--- Listing ---

[start]

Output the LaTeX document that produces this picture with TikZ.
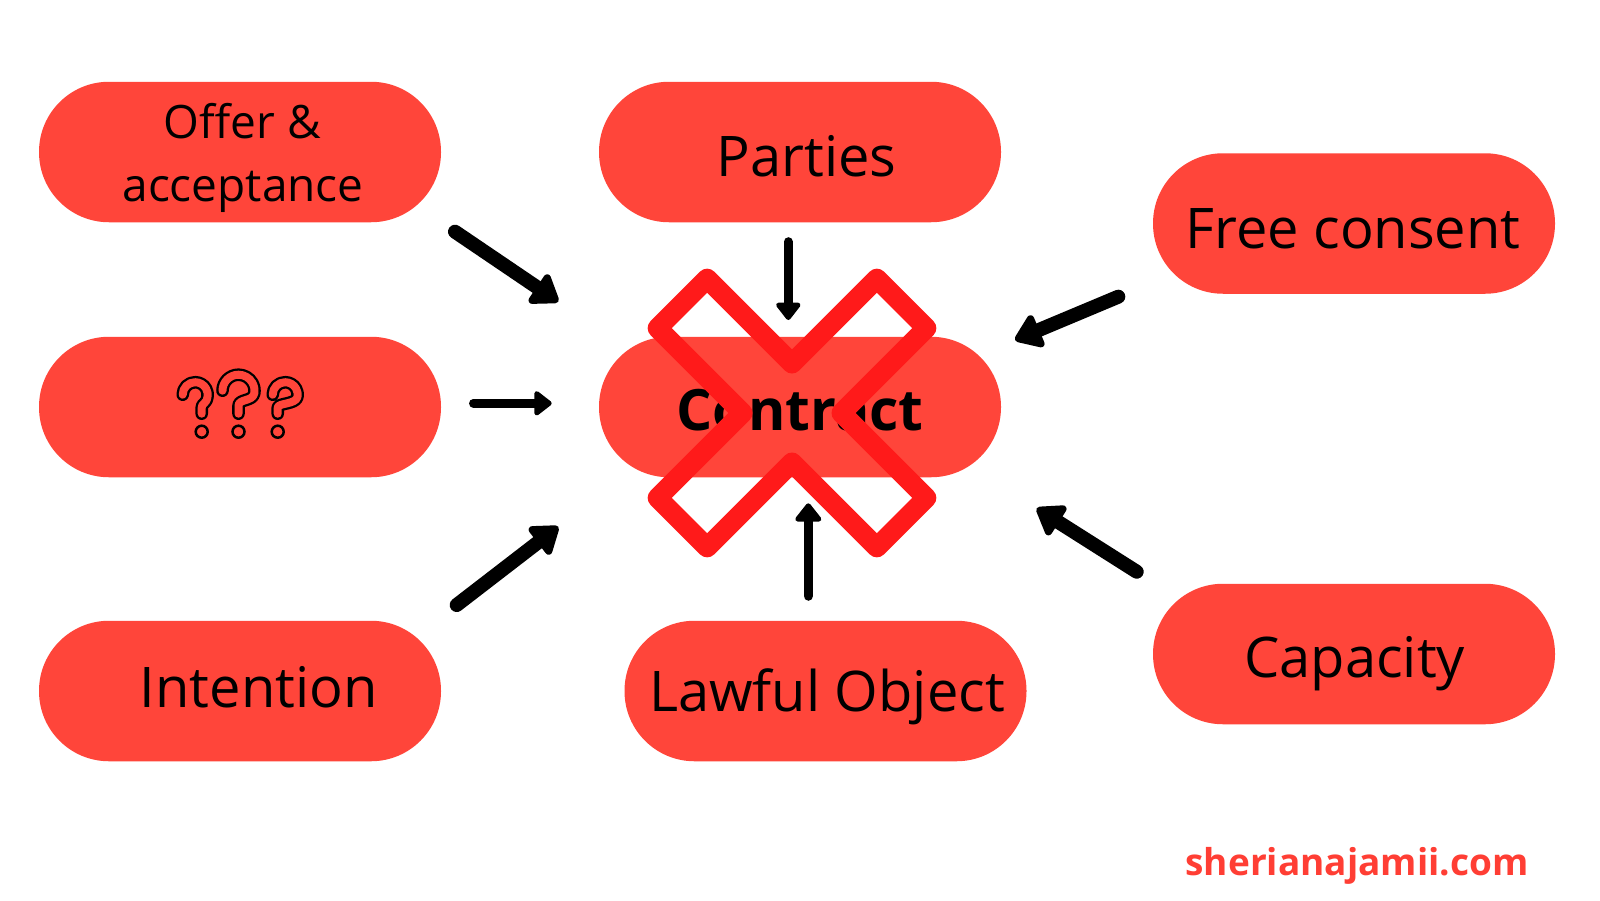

[end]
[start]

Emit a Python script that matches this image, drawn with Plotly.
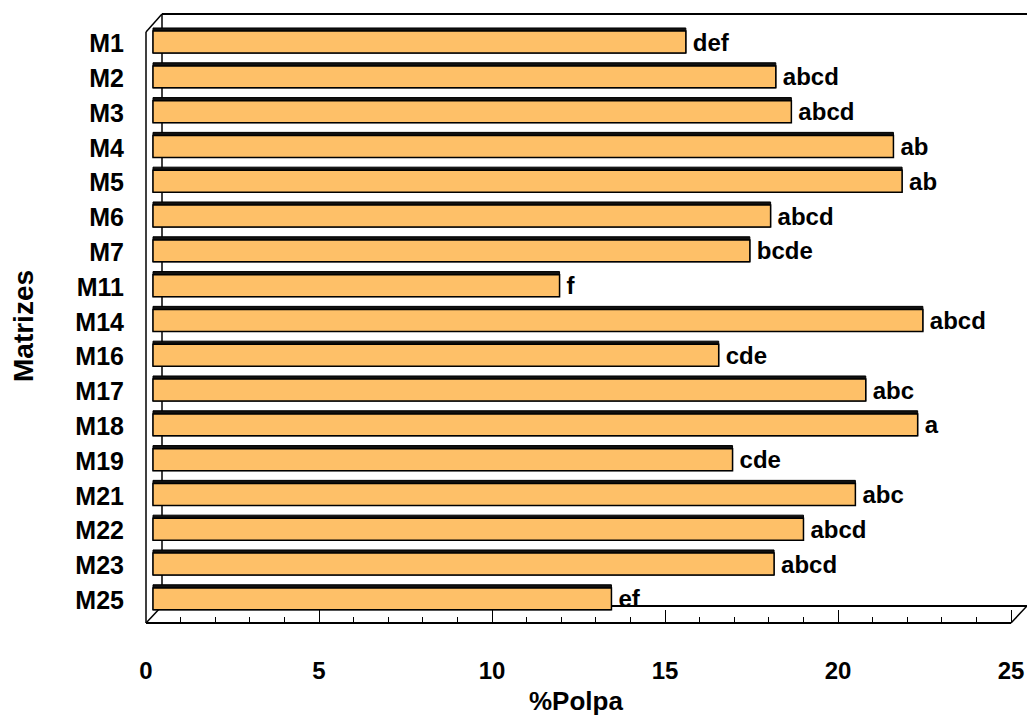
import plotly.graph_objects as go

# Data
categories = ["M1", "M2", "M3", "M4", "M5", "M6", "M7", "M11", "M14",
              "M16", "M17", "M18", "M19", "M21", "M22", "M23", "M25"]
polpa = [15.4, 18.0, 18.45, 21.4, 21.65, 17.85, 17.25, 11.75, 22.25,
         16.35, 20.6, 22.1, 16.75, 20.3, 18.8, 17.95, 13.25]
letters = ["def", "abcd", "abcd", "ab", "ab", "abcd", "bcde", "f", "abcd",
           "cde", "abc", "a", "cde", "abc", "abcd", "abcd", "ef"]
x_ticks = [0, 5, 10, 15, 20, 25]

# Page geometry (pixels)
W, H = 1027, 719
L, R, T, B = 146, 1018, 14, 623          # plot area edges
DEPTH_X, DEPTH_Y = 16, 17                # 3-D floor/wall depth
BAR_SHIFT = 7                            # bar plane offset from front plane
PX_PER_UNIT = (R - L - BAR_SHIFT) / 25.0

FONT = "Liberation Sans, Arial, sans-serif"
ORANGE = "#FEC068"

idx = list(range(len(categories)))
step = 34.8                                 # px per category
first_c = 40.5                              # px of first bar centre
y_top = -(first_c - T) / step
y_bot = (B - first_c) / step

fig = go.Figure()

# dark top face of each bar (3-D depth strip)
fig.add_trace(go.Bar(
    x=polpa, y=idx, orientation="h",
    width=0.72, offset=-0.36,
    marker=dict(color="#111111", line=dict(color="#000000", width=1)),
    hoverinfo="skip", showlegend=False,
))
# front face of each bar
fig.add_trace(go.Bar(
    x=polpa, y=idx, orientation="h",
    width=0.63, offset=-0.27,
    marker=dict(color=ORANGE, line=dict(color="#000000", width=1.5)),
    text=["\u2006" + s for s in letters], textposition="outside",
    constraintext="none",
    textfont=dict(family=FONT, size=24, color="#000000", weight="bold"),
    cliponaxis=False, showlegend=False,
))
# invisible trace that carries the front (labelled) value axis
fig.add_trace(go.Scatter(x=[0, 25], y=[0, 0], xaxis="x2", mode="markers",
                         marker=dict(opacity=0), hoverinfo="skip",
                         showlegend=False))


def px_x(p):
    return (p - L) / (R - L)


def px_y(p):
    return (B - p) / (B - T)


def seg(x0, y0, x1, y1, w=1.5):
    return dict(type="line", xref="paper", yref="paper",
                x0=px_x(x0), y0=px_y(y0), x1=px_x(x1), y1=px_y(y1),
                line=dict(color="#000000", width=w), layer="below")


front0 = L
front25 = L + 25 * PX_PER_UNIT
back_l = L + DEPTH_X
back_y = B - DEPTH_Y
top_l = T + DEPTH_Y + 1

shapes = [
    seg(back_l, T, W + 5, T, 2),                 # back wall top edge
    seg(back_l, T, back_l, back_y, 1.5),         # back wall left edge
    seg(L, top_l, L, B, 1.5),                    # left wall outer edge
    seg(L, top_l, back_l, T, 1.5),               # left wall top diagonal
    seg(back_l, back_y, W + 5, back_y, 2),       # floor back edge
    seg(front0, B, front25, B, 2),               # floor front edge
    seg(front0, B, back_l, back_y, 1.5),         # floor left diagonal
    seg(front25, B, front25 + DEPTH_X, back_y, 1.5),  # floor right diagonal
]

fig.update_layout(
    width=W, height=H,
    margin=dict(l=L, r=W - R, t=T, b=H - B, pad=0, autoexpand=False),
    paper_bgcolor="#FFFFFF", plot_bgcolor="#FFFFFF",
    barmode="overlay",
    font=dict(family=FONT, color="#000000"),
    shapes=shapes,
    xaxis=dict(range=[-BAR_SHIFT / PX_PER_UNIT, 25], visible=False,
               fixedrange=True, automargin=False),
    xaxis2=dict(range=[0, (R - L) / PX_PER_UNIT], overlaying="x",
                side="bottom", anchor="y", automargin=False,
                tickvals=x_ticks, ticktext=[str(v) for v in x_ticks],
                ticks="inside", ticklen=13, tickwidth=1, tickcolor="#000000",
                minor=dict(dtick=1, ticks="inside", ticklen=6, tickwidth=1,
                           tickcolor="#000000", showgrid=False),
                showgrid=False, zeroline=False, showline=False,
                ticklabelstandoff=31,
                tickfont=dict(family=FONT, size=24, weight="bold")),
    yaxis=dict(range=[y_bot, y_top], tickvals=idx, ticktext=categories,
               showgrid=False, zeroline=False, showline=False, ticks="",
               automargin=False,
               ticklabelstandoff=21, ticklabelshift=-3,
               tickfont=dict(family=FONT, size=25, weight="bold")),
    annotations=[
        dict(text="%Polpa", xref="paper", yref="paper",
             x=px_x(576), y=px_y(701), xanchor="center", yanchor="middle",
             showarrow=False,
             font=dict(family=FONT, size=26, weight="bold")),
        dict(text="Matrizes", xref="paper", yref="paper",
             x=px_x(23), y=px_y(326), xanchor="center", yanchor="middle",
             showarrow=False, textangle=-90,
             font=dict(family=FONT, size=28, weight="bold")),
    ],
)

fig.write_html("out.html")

[end]

--- Problem to work on ---
Return all lines containing "this".

--- Completed exercise ---
Output the LaTeX document that produces this picture with TikZ.
Emit a Python script that matches this image, drawn with Plotly.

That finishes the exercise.